Argument analysis: Justices worry about amorphous standards for fee awards in copyright cases
on Apr 26, 2016 at 9:07 am
Monday morning was IP day at the Supreme Court. The double bill began with a case about attorney’s fee awards in copyright cases (Kirtsaeng v. John Wiley & Sons) and continued with a case about standards for invalidating patents (Cuozzo Speed Technologies v. Lee).
Kirtsaeng is the latest in a series of cases in which the Justices have considered vague statutes that give district courts discretion to award enhanced relief in intellectual property cases. The particular statute here, Section 505 of the Copyright Act, provides that a trial “court may . . . award a reasonable attorney’s fee to the prevailing party.” In this case, the lower courts refused to award defendant Supap Kirtsaeng fees, even though he successfully repulsed the efforts of publisher John Wiley to sue him for copyright infringement. Both of the lower courts justified their denial of attorney’s fees by pointing out how reasonable the publisher’s suit had been: the particular legal question was sufficiently difficult to make it to the Supreme Court, where three Justices agreed with the publisher on the merits.
The question before the Justices yesterday was whether it fairly implements a statute that offers so little guidance to erect a general rule that ordinarily bars the imposition of fees if the losing party’s position was reasonable. Kirtsaeng argues that the rule improperly elevates one single factor in a statute that should permit a much more generalized consideration of whether a fee award furthers the purposes of the Copyright Act. Framed in those terms, the Justices expressed little sympathy for Kirtsaeng’s position, criticizing it in turn as either unduly vague or insufficiently predictable. The comments of Justice Samuel Alito are illustrative: “That’s an awfully hard task for district judges to perform – ‘what will further the purposes of the Copyright Act’ or ‘what is the most faithful to the Copyright Act.’ District judges are going to see that very differently, and there won’t be any consistency if that’s what they are required to do or authorized to do.”
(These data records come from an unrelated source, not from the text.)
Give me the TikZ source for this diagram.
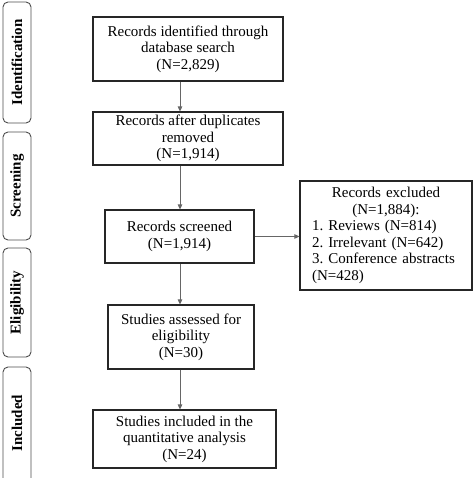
\documentclass[tikz,border=0pt]{standalone}
\usepackage{fontspec}
\setmainfont{Liberation Serif}
\frenchspacing
\usetikzlibrary{arrows.meta}
\begin{document}
\begin{tikzpicture}[x=1pt,y=-1pt,
  box/.style={draw=black!85,line width=1.1pt,inner sep=0pt,align=center,
    font=\fontsize{15}{16.5}\selectfont},
  tab/.style={draw=black!70,line width=0.9pt,rounded corners=5pt,minimum width=28pt,
    inner sep=0pt},
  tablabel/.style={rotate=90,inner sep=0pt,font=\fontsize{15}{16.5}\selectfont\bfseries},
  flow/.style={draw=black!60,line width=0.8pt,-{Triangle[length=5pt,width=4.5pt]}}]
\useasboundingbox (0,0) rectangle (474,478);
% side tabs
\node[tab,minimum height=121pt] (t1) at (17,62.5) {};
\node[tablabel] (t1l) at (t1) {Identification};
\node[tab,minimum height=108pt] (t2) at (17,186) {};
\node[tablabel] (t2l) at (t2) {Screening};
\node[tab,minimum height=109pt] (t3) at (17,302.5) {};
\node[tablabel] (t3l) at (t3) {Eligibility};
\node[tab,minimum height=116pt] (t4) at (17,425) {};
\node[tablabel] (t4l) at (17,423) {Included};
% boxes
\node[box,minimum width=190pt,minimum height=64pt] (b1) at (188,49)
  {Records identified through\\database search\\(N=2,829)};
\node[box,minimum width=190pt,minimum height=53pt] (b2) at (188,138.5)
  {Records after duplicates\\removed\\(N=1,914)};
\node[box,minimum width=149pt,minimum height=53pt] (b3) at (179.5,236.5)
  {Records screened\\(N=1,914)};
\node[box,minimum width=146pt,minimum height=64pt] (b4) at (181,337)
  {Studies assessed for\\eligibility\\(N=30)};
\node[box,minimum width=183pt,minimum height=58pt] (b5) at (184.5,439)
  {Studies included in the\\quantitative analysis\\(N=24)};
\node[box,minimum width=172pt,minimum height=109pt,text width=148pt,align=left] (ex) at (386,235.5)
  {{\centering Records excluded\\(N=1,884):\par}\raggedright
   1. Reviews (N=814)\\2. Irrelevant (N=642)\\3. Conference abstracts\\(N=428)};
% arrows
\coordinate (ax) at (180,0);
\draw[flow] (b1.south -| ax) -- (b2.north -| ax);
\draw[flow] (b2.south -| ax) -- (b3.north -| ax);
\draw[flow] (b3.south -| ax) -- (b4.north -| ax);
\draw[flow] (b4.south -| ax) -- (b5.north -| ax);
\draw[flow] (b3.east) -- (b3.east -| ex.west);
\end{tikzpicture}
\end{document}
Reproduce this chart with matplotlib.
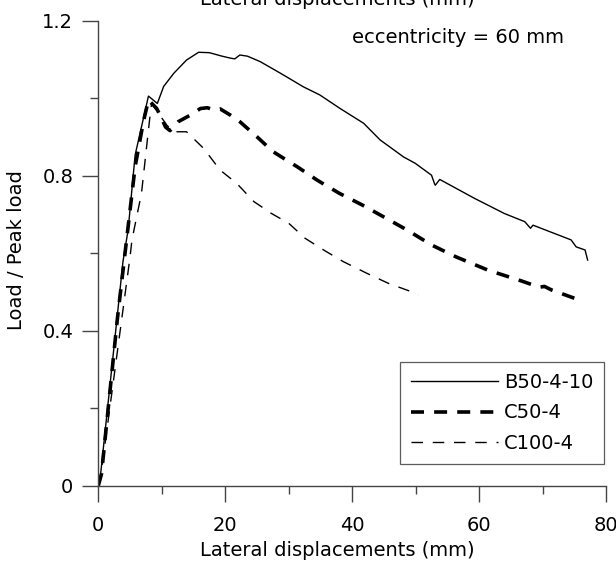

But at the same time the Justices weren’t immediately taken with John Wiley’s argument that the reasonableness of the loser’s position should almost always preclude a fee award. The biggest problem here was a practical one. The briefs and oral arguments included a lot of case counting – Justice Sonia Sotomayor recounted the results she apparently obtained from the Supreme Court’s own librarians. Several Justices plainly were concerned that the “reasonableness” rule under examination turns out to be a strongly pro-plaintiff rule: winning plaintiffs often get fees under that rule, but winning defendants almost never get fees. The topic consumed a lot of the Court’s attention; several of the Justices seemed reluctant to accept a rule that turns out not to be evenhanded. The concern seemed to dissipate when Assistant to the Solicitor General Elaine Goldenberg (appearing on behalf of the federal government) attributed the apparent disparity between plaintiff-side fee awards and defendant-side fee awards to default judgments, which almost always involve plaintiff victories in small-dollar cases.
So it wouldn’t be fair to suggest that the Justices presented a united front on one side of the case or the other. For me, the most telling points in the argument involved the “David and Goliath” narrative that Joshua Rosenkranz (counsel for Kirtsaeng) presented: seeking fees to compensate for the uphill battle his individual client incurred resisting the suit of the huge defendant publisher John Wiley. Justice Elena Kagan in particular worried that the rule that Kirtsaeng seeks would end up harming the small defendants of the world because it would raise the stakes if they persisted in litigation to defend themselves. I suggested in my preview that I was particularly impressed by an amicus brief filed on behalf of Volunteer Lawyers for the Arts (VLA). The oral argument included a good bit of discussion about “starving artists,” and the Justices seemed to have taken to heart the argument from the VLA amicus brief that making it easier to award fees against prevailing parties would make it even harder for volunteers to provide pro bono services to the “starving artists” of the world.
So in the end I think it is pretty unlikely the Justices will go so far as to accept the “purposes of the Copyright Act” standard pressed by Kirtsaeng. To be sure, the statute is so vague that it would be easy for the Justices to vacate the court of appeals opinion and remand for further consideration even without accepting the standard that Kirtsaeng presses. So Kirtsaeng might win yet another stage in this battle. But even if the Court rejects the work of the court of appeals as unduly wooden, I don’t see the Court going so far as to adopt the broad and amorphous standard that seems necessary for Kirtsaeng ultimately to recover a fee award.